Step-by-Step Calculation Example
Consider a conduit with eight 6 AWG copper THHN conductors installed in a mechanical room where the ambient temperature reaches 104°F (40°C). Here’s the full calculation:
- Step 1 — Base ampacity: 6 AWG copper at 90°C from Table 310.16 = 75 amperes
- Step 2 — Temperature correction: At 40°C ambient with 90°C insulation, the correction factor is approximately 0.91. Multiply: 75 × 0.91 = 68.25 amperes
- Step 3 — Bundling adjustment: Eight current-carrying conductors falls in the 7-to-9 range, requiring a 70% adjustment. Multiply: 68.25 × 0.70 = 47.78 amperes
- Step 4 — Terminal check: Assuming equipment rated above 100 amperes with 75°C terminals, verify the result does not exceed the 75°C column ampacity for 6 AWG copper, which is 65 amperes. Since 47.78 is less than 65, the terminal limit is satisfied.
- Final adjusted ampacity: 47.78 amperes
If both factors apply, as they do in most real installations, you always multiply them together against the base ampacity.
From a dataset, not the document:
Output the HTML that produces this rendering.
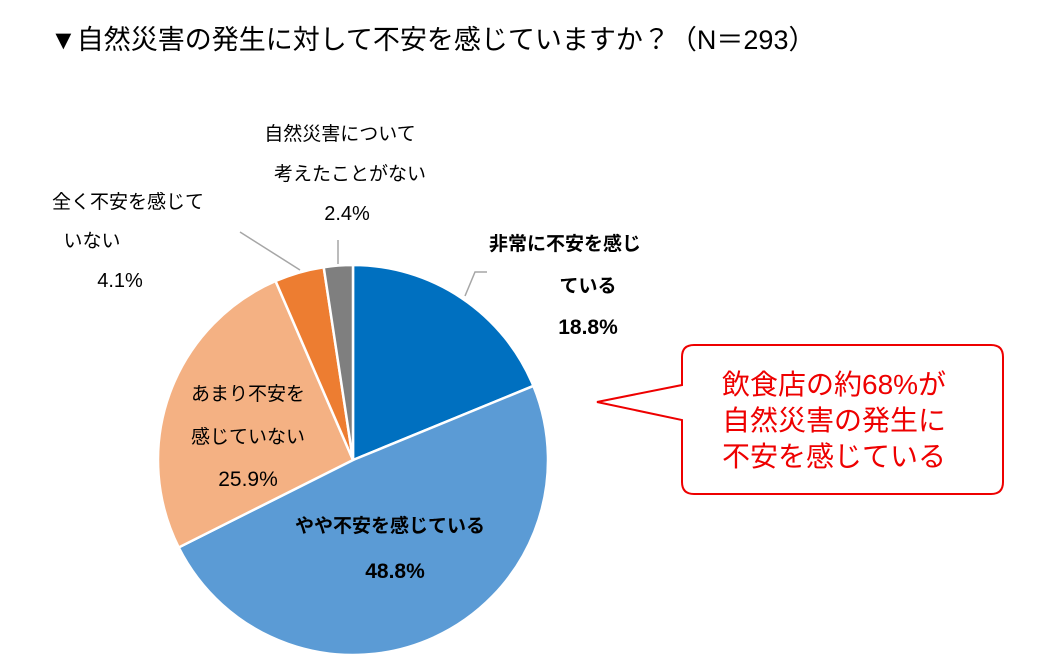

The order of multiplication doesn’t matter mathematically, but walking through temperature first and bundling second matches how most inspectors expect to see the work documented.
Selecting Overcurrent Protection
The derated ampacity drives your circuit breaker or fuse selection. NEC 240.6(A) lists the standard breaker sizes: 15, 20, 25, 30, 35, 40, 45, 50, 60, 70, 80, 90, 100 amperes, and so on. When your calculated ampacity doesn’t land on one of these standard sizes, NEC 240.4(B) generally allows you to round up to the next standard size, provided the breaker is rated 800 amperes or less and the circuit does not supply multiple receptacles for cord-and-plug-connected loads.
In the example above, a derated ampacity of 47.78 amperes would permit a 50-ampere breaker. If the circuit supplied several general-purpose receptacle outlets, the round-up exception would not apply, and you’d need a 45-ampere breaker or would have to upsize the conductor.
The Small Conductor Rule
For the three most common residential wire sizes, NEC 240.4(D) sets hard overcurrent protection ceilings that no amount of favorable derating can override:
- 14 AWG copper: 15 amperes maximum
- 12 AWG copper: 20 amperes maximum
- 10 AWG copper: 30 amperes maximum
Even though 12 AWG THHN has a 90°C ampacity of 30 amperes, you cannot protect it with a 30-ampere breaker on a standard branch circuit. The breaker must be 20 amperes or less. Exceptions exist for specific equipment like air-conditioning units and motors, which follow their own overcurrent protection rules under NEC Articles 440 and 430.
Continuous Loads and the 125% Rule
A continuous load is any load expected to run for three hours or more, which covers most commercial lighting, HVAC equipment, and many industrial processes. NEC 210.19(A)(1) requires branch circuit conductors serving continuous loads to have an ampacity equal to at least 125 percent of the continuous load. A circuit carrying 32 amperes of continuous load needs conductors rated for at least 40 amperes before any derating is applied.
When derating and continuous-load sizing both apply, the NEC gives you two paths and requires you to use whichever produces the larger conductor. You either size the conductor at 125% of the continuous load without applying derating factors, or you size it at 100% of the load after applying derating factors. The larger result governs. In practice, heavy derating scenarios (many conductors in a hot conduit) usually control the sizing, but the 125% path occasionally catches installations where only a modest temperature correction applies.
Dwelling Unit Service Conductor Allowance
For single-family homes and individual units in multi-family buildings, NEC 310.15(B)(7) provides a break on service and feeder conductor sizing. Service entrance conductors rated between 100 and 400 amperes that supply the entire dwelling load are permitted to have an ampacity of just 83 percent of the service rating. A 200-ampere residential service, for example, requires conductors rated for only 166 amperes rather than the full 200. This recognizes the statistical reality that not every circuit in a home draws its maximum load simultaneously.
Voltage Drop
Derating ensures wires don’t overheat, but it doesn’t guarantee the equipment at the end of the run gets enough voltage to operate properly. The NEC recommends (but does not mandate) limiting voltage drop to 3 percent on branch circuits, 3 percent on feeders, and no more than 5 percent total for both combined. Long runs to detached garages, outbuildings, or remote panels are the most common places where voltage drop forces a conductor size larger than what ampacity and derating alone would require.
Voltage drop isn’t a derating factor in the technical sense — it doesn’t appear in the correction or adjustment tables. But it’s a parallel constraint that often controls wire sizing on runs longer than about 100 feet. An installation can pass the derating calculation perfectly and still deliver dim lights and tripped motors if the wire is too small for the distance.